The last aspect of this is the high quality of Johnson’s writing. Science fiction can often focus on the science and not the characters or the world this all happens in but Johnson paints their worlds with a much more interesting blend of societies. Cara explains the science of Traversing , but we also get ideas such as the Traverser god Nyame which could be a weird hallucination as people enter the weird space between worlds but adds a fascinating ambivalence to what Cara is experiencing in the dark. We see Ashdown ad Wiley culture as a volution of our own and it’s little things like burial ceremonies, which cloth colours are prized or the availability of fruit that makes you actually better understand the world and it’s inequalities. I especially loved how Johnson raises issues of race and class in to this worldbuilding. Wiley City likes to be progressive but isn’t actually helping those in need instead often treating certain characters as tools. We see them though as the story progresses as actual people come across to show this world is as flawed as any other. Sometimes a CEO and an Emperor really do have the same job description which work for our own world and time perfectly too.

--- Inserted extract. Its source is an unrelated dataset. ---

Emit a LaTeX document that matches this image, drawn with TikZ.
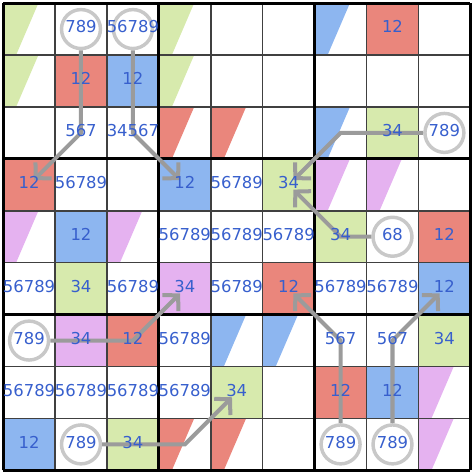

This was a spellbinding read in what turned into a tough reading week and I really appreciated Johnson’s thoughts on morality, mortality and doing the right thing even more. This is high quality science fiction bringing imaginative world building and character to an old favourite and delivering some smart observations of our own time. I eagerly await more from this writer in the future but for now prepare for a trip between universes. Strongly recommended and one of my favourite SF reads this year.